While national trends provide a broad overview, regional dynamics reveal more localized variations in supply imbalances. Since early 2024, Texas has led the nation with the highest absolute number of completions at 73,000 units, growing by 3.6 percent. Austin accounted for a significant share of this growth by adding nearly 23,000 new units, an 8.3 percent inventory increase.

Other rapidly growing markets with relatively lower costs of living, such as Colorado Springs, Charlotte, Raleigh-Durham, Greenville, Nashville and Denver, also experienced inventory growth surpassing 5.0 percent over the 18-month period. This surge of new supply triggered vacancy spikes across all the major Texas markets. Austin (+322 bps), San Antonio (+211), and Dallas (+173) all ranked among the 10 markets with the steepest vacancy rate increases during that period.

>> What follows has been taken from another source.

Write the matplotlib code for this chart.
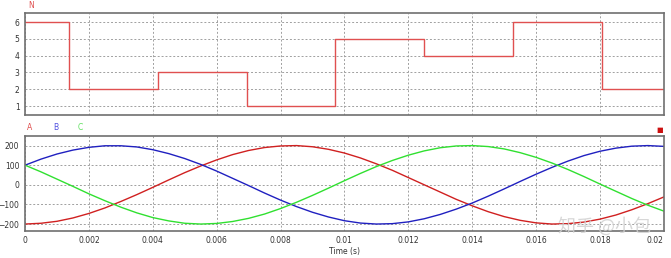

To gain a clearer understanding of the multifamily housing market, it is essential to consider demographic trends and their influences on regional dynamics. From 2020 to 2024, the U.S. median age rose to 39.1 years, driven by a 13 percent increase in the older adults and a 1.7 percent decline among the younger cohort. This shift carries significant implications for Texas, which has the nation’s second-largest median age gap, spanning over 30 years between its youngest and oldest counties.

Austin’s renter demographic base of a younger population has sharply declined over the past two years, coinciding with a surge in new supply, creating this imbalance that placed upward pressure on vacancy rates. While its homeownership levels remained steady at 58 percent, prolonging renter tenure, it was insufficient to offset the effects of the supply shock.

As the aging population grows and migration patterns evolve, it is increasingly important to reevaluate housing strategies to account for geographical nuances in supply and structural evolution of demand to ensure sustainable revenue growth.